#### GIVEN DATA ####

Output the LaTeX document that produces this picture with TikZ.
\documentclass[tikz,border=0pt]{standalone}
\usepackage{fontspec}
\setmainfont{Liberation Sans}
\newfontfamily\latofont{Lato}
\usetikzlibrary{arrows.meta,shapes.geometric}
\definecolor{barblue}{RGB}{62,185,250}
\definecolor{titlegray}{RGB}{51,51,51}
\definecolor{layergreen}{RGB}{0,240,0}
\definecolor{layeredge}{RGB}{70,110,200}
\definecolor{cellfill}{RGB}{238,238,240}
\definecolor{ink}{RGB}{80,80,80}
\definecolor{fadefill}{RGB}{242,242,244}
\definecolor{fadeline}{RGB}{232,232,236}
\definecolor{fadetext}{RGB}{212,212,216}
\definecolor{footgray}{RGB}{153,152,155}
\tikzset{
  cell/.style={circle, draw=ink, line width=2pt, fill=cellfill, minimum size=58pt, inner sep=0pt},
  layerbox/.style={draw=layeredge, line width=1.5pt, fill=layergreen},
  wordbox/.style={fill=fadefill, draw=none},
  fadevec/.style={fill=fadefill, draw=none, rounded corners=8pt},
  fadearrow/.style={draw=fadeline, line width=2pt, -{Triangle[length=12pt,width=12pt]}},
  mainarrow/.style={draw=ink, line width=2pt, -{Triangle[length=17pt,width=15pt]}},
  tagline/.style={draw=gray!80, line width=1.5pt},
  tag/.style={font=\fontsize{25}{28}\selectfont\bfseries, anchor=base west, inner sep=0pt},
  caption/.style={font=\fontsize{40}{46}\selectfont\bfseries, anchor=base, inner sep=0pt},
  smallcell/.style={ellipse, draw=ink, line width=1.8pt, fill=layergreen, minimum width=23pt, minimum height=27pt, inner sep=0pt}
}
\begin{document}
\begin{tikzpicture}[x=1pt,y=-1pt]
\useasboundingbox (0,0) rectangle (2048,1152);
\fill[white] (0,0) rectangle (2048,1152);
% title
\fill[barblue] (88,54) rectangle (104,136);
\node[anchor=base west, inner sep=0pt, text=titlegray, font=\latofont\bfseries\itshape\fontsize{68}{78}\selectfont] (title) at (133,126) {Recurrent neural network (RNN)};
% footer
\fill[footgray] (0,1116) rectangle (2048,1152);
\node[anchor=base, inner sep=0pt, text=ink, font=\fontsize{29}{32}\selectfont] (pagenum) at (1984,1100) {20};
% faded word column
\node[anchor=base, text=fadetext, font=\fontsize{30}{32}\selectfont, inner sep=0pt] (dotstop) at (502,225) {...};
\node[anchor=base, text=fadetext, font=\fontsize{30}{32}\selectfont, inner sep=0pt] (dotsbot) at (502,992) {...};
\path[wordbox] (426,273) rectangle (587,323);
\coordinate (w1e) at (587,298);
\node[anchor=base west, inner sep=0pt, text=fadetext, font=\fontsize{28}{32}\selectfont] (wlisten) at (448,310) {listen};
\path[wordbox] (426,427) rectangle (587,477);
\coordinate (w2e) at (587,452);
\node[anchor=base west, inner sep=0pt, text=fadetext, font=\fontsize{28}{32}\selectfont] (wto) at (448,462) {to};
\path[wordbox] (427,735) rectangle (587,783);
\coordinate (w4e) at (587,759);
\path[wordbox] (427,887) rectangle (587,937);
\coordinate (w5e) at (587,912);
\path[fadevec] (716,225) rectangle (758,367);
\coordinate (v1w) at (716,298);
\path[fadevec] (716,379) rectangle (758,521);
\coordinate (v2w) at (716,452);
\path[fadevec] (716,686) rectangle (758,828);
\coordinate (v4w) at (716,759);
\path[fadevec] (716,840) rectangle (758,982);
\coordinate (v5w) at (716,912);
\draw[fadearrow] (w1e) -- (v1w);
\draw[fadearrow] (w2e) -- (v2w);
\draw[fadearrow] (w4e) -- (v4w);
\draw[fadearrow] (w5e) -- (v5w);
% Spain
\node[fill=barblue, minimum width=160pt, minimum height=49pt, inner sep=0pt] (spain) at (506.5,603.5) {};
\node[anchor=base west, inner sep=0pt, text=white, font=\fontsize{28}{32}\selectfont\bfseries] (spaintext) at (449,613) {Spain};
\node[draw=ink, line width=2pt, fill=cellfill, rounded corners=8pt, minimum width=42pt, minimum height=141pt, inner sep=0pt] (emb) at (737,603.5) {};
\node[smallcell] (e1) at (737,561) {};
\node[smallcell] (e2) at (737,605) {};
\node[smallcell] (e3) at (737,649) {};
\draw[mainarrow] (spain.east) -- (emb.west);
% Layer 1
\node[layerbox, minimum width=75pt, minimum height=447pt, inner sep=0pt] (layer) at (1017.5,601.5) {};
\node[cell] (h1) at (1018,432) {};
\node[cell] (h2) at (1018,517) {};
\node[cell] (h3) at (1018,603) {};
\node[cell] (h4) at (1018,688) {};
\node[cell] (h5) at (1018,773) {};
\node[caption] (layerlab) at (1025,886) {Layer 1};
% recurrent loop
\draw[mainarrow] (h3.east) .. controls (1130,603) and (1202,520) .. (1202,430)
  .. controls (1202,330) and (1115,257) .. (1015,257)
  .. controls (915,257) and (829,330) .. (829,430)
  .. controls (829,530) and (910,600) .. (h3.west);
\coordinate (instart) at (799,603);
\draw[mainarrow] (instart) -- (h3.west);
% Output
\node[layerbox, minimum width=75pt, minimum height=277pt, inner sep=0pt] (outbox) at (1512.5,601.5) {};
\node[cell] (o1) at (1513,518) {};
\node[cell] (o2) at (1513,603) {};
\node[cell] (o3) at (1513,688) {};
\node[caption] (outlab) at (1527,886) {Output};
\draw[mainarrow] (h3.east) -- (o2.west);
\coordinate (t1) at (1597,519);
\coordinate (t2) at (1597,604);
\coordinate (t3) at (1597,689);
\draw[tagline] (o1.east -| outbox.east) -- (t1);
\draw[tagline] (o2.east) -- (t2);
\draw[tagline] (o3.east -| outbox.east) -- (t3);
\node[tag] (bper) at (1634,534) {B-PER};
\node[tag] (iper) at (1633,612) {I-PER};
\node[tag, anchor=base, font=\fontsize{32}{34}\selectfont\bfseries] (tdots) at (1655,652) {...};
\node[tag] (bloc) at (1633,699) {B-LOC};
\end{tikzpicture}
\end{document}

####

SHORT EXERCISE: Output the lines above verbatim and in full.

EXERCISE RESULT:
Output the LaTeX document that produces this picture with TikZ.
\documentclass[tikz,border=0pt]{standalone}
\usepackage{fontspec}
\setmainfont{Liberation Sans}
\newfontfamily\latofont{Lato}
\usetikzlibrary{arrows.meta,shapes.geometric}
\definecolor{barblue}{RGB}{62,185,250}
\definecolor{titlegray}{RGB}{51,51,51}
\definecolor{layergreen}{RGB}{0,240,0}
\definecolor{layeredge}{RGB}{70,110,200}
\definecolor{cellfill}{RGB}{238,238,240}
\definecolor{ink}{RGB}{80,80,80}
\definecolor{fadefill}{RGB}{242,242,244}
\definecolor{fadeline}{RGB}{232,232,236}
\definecolor{fadetext}{RGB}{212,212,216}
\definecolor{footgray}{RGB}{153,152,155}
\tikzset{
  cell/.style={circle, draw=ink, line width=2pt, fill=cellfill, minimum size=58pt, inner sep=0pt},
  layerbox/.style={draw=layeredge, line width=1.5pt, fill=layergreen},
  wordbox/.style={fill=fadefill, draw=none},
  fadevec/.style={fill=fadefill, draw=none, rounded corners=8pt},
  fadearrow/.style={draw=fadeline, line width=2pt, -{Triangle[length=12pt,width=12pt]}},
  mainarrow/.style={draw=ink, line width=2pt, -{Triangle[length=17pt,width=15pt]}},
  tagline/.style={draw=gray!80, line width=1.5pt},
  tag/.style={font=\fontsize{25}{28}\selectfont\bfseries, anchor=base west, inner sep=0pt},
  caption/.style={font=\fontsize{40}{46}\selectfont\bfseries, anchor=base, inner sep=0pt},
  smallcell/.style={ellipse, draw=ink, line width=1.8pt, fill=layergreen, minimum width=23pt, minimum height=27pt, inner sep=0pt}
}
\begin{document}
\begin{tikzpicture}[x=1pt,y=-1pt]
\useasboundingbox (0,0) rectangle (2048,1152);
\fill[white] (0,0) rectangle (2048,1152);
% title
\fill[barblue] (88,54) rectangle (104,136);
\node[anchor=base west, inner sep=0pt, text=titlegray, font=\latofont\bfseries\itshape\fontsize{68}{78}\selectfont] (title) at (133,126) {Recurrent neural network (RNN)};
% footer
\fill[footgray] (0,1116) rectangle (2048,1152);
\node[anchor=base, inner sep=0pt, text=ink, font=\fontsize{29}{32}\selectfont] (pagenum) at (1984,1100) {20};
% faded word column
\node[anchor=base, text=fadetext, font=\fontsize{30}{32}\selectfont, inner sep=0pt] (dotstop) at (502,225) {...};
\node[anchor=base, text=fadetext, font=\fontsize{30}{32}\selectfont, inner sep=0pt] (dotsbot) at (502,992) {...};
\path[wordbox] (426,273) rectangle (587,323);
\coordinate (w1e) at (587,298);
\node[anchor=base west, inner sep=0pt, text=fadetext, font=\fontsize{28}{32}\selectfont] (wlisten) at (448,310) {listen};
\path[wordbox] (426,427) rectangle (587,477);
\coordinate (w2e) at (587,452);
\node[anchor=base west, inner sep=0pt, text=fadetext, font=\fontsize{28}{32}\selectfont] (wto) at (448,462) {to};
\path[wordbox] (427,735) rectangle (587,783);
\coordinate (w4e) at (587,759);
\path[wordbox] (427,887) rectangle (587,937);
\coordinate (w5e) at (587,912);
\path[fadevec] (716,225) rectangle (758,367);
\coordinate (v1w) at (716,298);
\path[fadevec] (716,379) rectangle (758,521);
\coordinate (v2w) at (716,452);
\path[fadevec] (716,686) rectangle (758,828);
\coordinate (v4w) at (716,759);
\path[fadevec] (716,840) rectangle (758,982);
\coordinate (v5w) at (716,912);
\draw[fadearrow] (w1e) -- (v1w);
\draw[fadearrow] (w2e) -- (v2w);
\draw[fadearrow] (w4e) -- (v4w);
\draw[fadearrow] (w5e) -- (v5w);
% Spain
\node[fill=barblue, minimum width=160pt, minimum height=49pt, inner sep=0pt] (spain) at (506.5,603.5) {};
\node[anchor=base west, inner sep=0pt, text=white, font=\fontsize{28}{32}\selectfont\bfseries] (spaintext) at (449,613) {Spain};
\node[draw=ink, line width=2pt, fill=cellfill, rounded corners=8pt, minimum width=42pt, minimum height=141pt, inner sep=0pt] (emb) at (737,603.5) {};
\node[smallcell] (e1) at (737,561) {};
\node[smallcell] (e2) at (737,605) {};
\node[smallcell] (e3) at (737,649) {};
\draw[mainarrow] (spain.east) -- (emb.west);
% Layer 1
\node[layerbox, minimum width=75pt, minimum height=447pt, inner sep=0pt] (layer) at (1017.5,601.5) {};
\node[cell] (h1) at (1018,432) {};
\node[cell] (h2) at (1018,517) {};
\node[cell] (h3) at (1018,603) {};
\node[cell] (h4) at (1018,688) {};
\node[cell] (h5) at (1018,773) {};
\node[caption] (layerlab) at (1025,886) {Layer 1};
% recurrent loop
\draw[mainarrow] (h3.east) .. controls (1130,603) and (1202,520) .. (1202,430)
  .. controls (1202,330) and (1115,257) .. (1015,257)
  .. controls (915,257) and (829,330) .. (829,430)
  .. controls (829,530) and (910,600) .. (h3.west);
\coordinate (instart) at (799,603);
\draw[mainarrow] (instart) -- (h3.west);
% Output
\node[layerbox, minimum width=75pt, minimum height=277pt, inner sep=0pt] (outbox) at (1512.5,601.5) {};
\node[cell] (o1) at (1513,518) {};
\node[cell] (o2) at (1513,603) {};
\node[cell] (o3) at (1513,688) {};
\node[caption] (outlab) at (1527,886) {Output};
\draw[mainarrow] (h3.east) -- (o2.west);
\coordinate (t1) at (1597,519);
\coordinate (t2) at (1597,604);
\coordinate (t3) at (1597,689);
\draw[tagline] (o1.east -| outbox.east) -- (t1);
\draw[tagline] (o2.east) -- (t2);
\draw[tagline] (o3.east -| outbox.east) -- (t3);
\node[tag] (bper) at (1634,534) {B-PER};
\node[tag] (iper) at (1633,612) {I-PER};
\node[tag, anchor=base, font=\fontsize{32}{34}\selectfont\bfseries] (tdots) at (1655,652) {...};
\node[tag] (bloc) at (1633,699) {B-LOC};
\end{tikzpicture}
\end{document}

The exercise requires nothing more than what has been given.